____ Provided material
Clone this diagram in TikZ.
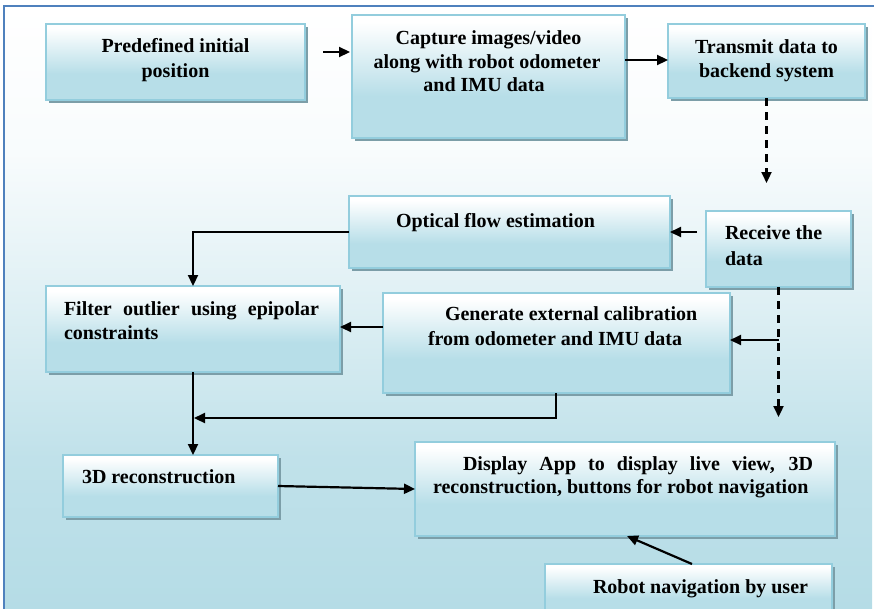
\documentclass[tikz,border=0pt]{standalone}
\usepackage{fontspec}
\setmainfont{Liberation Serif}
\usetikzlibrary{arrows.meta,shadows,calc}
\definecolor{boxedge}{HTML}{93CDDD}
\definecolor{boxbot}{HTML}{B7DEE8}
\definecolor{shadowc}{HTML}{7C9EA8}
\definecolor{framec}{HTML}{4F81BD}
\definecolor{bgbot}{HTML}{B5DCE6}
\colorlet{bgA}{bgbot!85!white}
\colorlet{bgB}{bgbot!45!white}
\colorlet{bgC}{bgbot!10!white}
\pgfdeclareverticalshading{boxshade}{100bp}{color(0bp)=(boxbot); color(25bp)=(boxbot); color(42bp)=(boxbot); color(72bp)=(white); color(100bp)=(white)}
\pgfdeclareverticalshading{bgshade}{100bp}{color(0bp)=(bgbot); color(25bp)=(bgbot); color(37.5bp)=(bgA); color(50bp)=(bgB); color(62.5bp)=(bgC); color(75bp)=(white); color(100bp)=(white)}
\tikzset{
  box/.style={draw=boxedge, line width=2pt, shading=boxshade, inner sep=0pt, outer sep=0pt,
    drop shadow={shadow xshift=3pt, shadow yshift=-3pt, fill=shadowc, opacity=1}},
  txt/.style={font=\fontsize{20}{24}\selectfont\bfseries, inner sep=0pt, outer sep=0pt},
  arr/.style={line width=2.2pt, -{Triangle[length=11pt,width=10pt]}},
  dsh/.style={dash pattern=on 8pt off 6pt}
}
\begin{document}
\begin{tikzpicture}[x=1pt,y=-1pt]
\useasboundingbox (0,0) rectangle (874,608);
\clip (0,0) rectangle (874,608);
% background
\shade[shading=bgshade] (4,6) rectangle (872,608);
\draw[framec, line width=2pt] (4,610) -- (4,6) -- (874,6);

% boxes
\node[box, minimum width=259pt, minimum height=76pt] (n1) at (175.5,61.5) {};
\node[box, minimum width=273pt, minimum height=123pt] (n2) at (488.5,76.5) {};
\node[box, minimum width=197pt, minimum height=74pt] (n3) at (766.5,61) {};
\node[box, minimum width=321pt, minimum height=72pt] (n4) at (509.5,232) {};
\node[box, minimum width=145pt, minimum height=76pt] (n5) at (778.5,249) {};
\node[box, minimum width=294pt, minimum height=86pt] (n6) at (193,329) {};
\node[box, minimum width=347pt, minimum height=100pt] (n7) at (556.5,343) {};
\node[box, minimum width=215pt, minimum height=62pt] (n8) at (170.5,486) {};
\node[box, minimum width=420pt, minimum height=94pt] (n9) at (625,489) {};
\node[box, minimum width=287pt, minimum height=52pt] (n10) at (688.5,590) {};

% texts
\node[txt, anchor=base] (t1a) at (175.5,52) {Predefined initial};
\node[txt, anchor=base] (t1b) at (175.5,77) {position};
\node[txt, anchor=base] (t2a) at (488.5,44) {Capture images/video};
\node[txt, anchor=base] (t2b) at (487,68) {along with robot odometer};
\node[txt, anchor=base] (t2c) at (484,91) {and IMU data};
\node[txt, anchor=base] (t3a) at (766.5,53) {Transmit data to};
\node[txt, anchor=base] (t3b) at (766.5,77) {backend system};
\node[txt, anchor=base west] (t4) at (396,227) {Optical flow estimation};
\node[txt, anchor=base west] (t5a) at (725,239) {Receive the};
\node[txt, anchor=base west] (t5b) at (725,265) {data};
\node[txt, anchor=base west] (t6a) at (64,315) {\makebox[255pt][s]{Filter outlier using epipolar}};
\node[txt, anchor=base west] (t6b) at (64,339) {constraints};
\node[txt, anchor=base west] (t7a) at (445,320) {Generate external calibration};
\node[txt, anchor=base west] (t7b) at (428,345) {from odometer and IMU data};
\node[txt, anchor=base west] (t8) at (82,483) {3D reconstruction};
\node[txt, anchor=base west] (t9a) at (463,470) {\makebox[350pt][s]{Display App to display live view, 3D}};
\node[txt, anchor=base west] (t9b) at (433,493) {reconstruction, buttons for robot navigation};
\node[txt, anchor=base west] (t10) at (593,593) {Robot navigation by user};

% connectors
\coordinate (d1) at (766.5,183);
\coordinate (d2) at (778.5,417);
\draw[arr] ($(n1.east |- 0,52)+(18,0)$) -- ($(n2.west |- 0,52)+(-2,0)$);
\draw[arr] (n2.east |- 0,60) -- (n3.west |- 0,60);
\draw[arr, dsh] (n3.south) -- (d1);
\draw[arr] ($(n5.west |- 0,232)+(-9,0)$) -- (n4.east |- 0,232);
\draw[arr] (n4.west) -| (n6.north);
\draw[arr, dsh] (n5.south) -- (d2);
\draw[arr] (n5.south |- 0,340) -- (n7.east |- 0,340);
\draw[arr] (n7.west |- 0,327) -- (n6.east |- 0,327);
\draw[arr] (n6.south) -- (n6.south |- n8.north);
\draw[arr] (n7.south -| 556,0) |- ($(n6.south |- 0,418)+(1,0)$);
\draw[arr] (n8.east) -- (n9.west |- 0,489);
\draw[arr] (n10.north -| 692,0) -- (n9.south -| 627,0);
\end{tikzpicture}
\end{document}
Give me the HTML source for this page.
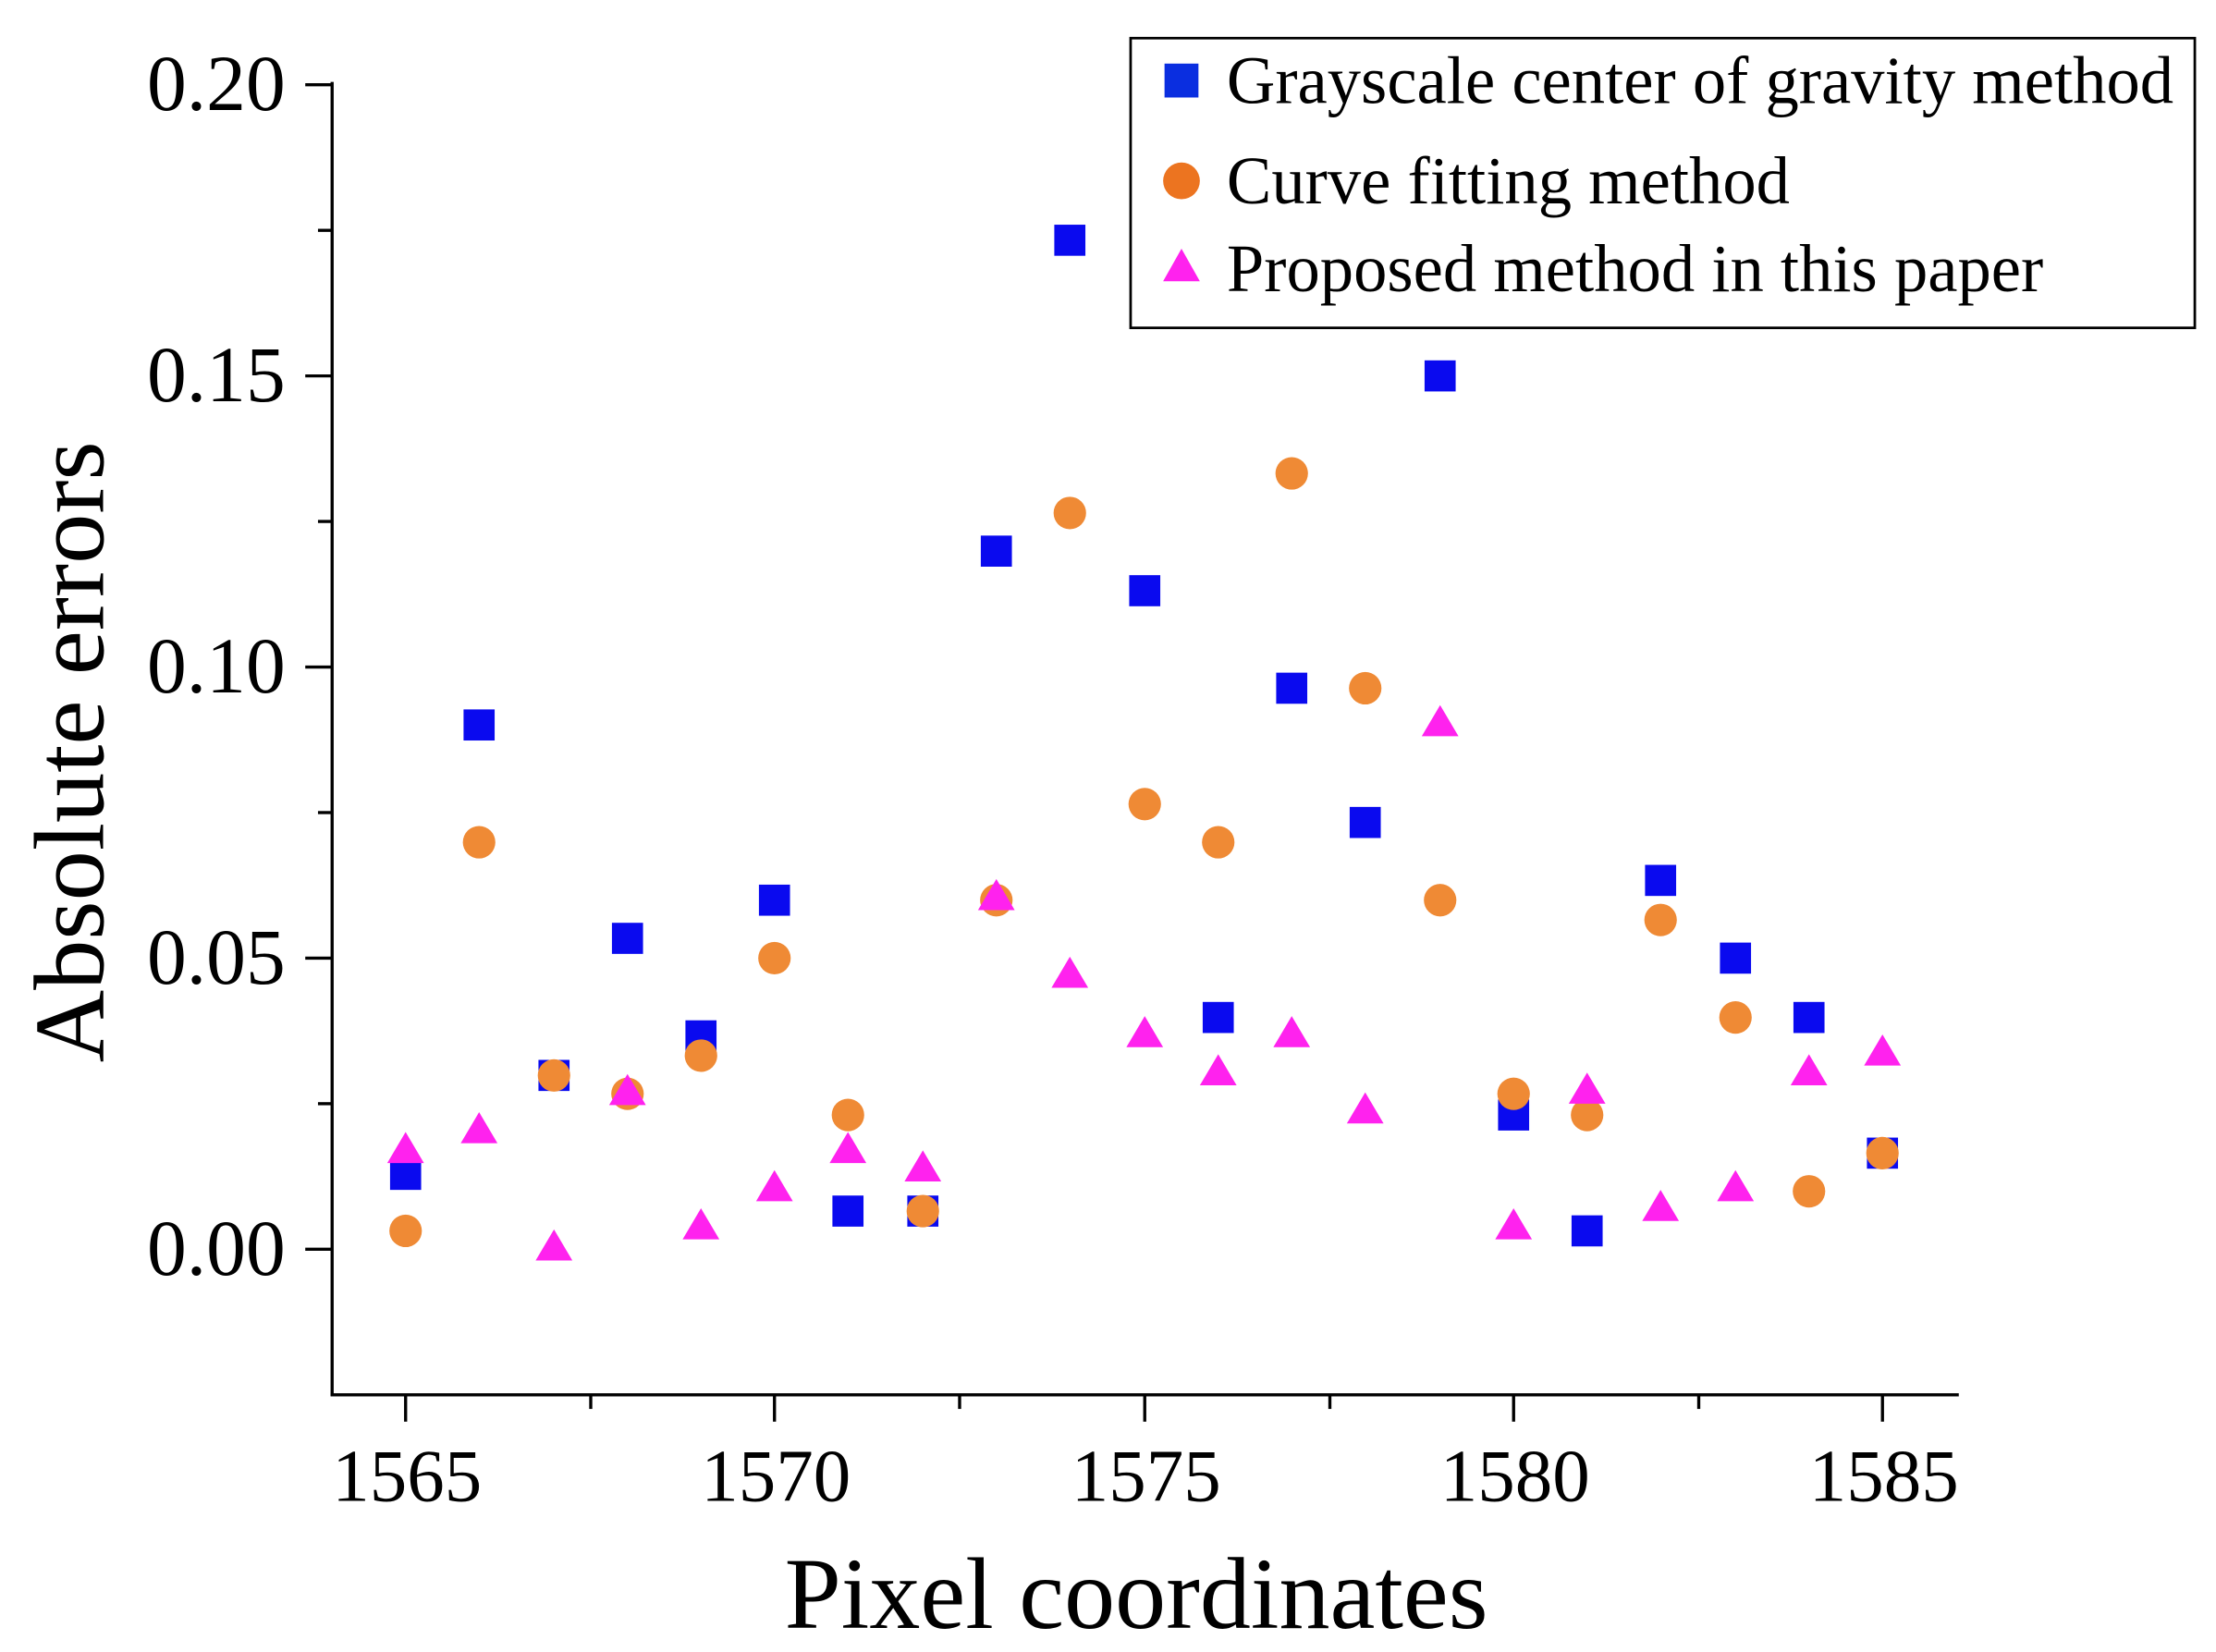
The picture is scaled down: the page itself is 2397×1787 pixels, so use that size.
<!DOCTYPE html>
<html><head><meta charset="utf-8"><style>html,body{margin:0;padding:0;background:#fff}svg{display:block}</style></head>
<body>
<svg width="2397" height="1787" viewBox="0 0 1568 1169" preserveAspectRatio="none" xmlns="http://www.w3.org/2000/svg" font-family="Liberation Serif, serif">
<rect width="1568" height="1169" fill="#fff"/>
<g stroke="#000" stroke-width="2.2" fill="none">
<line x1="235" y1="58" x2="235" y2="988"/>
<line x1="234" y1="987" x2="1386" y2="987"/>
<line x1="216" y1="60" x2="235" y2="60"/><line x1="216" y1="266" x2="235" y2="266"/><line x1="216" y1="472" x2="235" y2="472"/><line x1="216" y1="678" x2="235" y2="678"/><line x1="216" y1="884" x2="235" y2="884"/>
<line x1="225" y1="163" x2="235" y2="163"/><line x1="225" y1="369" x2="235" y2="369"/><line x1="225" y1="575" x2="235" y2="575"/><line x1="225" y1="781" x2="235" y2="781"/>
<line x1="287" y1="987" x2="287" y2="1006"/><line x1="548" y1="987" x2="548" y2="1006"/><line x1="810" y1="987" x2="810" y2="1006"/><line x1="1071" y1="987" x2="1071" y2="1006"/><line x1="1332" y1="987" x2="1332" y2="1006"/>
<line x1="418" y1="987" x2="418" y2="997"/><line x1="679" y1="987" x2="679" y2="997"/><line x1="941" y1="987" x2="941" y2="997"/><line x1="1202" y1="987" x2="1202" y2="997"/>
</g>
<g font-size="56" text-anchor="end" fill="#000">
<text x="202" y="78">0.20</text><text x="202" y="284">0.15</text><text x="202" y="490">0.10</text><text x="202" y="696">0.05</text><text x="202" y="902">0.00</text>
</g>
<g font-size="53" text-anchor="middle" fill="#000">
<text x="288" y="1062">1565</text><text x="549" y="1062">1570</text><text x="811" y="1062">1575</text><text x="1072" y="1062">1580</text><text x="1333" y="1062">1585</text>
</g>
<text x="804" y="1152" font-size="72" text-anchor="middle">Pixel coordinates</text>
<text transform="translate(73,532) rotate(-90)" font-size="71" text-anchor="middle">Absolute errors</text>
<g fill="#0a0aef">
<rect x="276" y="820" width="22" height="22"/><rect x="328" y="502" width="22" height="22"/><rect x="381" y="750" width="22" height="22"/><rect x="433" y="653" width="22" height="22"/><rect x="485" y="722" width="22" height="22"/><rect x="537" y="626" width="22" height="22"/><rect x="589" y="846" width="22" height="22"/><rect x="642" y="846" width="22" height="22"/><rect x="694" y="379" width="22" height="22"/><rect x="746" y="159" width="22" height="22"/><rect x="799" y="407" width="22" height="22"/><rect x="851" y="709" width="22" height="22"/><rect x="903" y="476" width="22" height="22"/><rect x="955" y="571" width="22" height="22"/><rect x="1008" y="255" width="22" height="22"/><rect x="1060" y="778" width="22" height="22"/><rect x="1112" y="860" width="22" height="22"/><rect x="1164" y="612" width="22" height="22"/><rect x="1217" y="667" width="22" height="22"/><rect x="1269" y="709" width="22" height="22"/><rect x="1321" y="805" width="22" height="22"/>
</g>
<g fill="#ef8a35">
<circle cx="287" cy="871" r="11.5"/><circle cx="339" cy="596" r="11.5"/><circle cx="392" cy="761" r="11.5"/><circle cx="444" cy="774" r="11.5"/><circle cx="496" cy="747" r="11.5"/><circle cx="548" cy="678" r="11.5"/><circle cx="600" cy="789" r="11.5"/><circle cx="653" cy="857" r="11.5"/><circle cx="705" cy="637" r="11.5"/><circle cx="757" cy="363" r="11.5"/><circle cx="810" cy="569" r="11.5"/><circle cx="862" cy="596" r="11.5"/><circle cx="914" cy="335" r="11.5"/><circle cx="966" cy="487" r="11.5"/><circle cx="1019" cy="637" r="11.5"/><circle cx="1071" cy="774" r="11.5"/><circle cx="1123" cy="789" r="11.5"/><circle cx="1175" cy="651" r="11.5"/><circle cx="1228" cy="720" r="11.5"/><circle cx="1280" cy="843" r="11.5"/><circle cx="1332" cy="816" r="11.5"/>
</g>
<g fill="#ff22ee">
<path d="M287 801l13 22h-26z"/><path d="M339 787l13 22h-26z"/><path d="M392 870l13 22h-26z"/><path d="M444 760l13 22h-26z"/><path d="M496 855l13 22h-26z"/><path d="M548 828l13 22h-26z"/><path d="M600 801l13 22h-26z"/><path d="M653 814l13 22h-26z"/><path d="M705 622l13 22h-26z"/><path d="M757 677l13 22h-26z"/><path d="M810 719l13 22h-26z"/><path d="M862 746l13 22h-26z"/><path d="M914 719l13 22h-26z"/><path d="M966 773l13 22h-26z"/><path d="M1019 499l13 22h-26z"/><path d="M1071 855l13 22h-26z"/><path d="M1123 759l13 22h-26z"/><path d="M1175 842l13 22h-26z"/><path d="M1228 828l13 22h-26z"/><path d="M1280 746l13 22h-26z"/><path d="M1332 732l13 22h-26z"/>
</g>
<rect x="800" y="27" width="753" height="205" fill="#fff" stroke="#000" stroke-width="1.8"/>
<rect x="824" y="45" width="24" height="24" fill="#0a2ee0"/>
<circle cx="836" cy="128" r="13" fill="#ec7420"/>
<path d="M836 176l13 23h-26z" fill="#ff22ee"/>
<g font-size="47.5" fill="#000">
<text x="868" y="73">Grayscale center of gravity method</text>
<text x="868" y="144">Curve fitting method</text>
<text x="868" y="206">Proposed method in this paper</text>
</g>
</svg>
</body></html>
________
Reproduce each line from the records that contains the word "page".

Give me the HTML source for this page.
The picture is scaled down: the page itself is 2397×1787 pixels, so use that size.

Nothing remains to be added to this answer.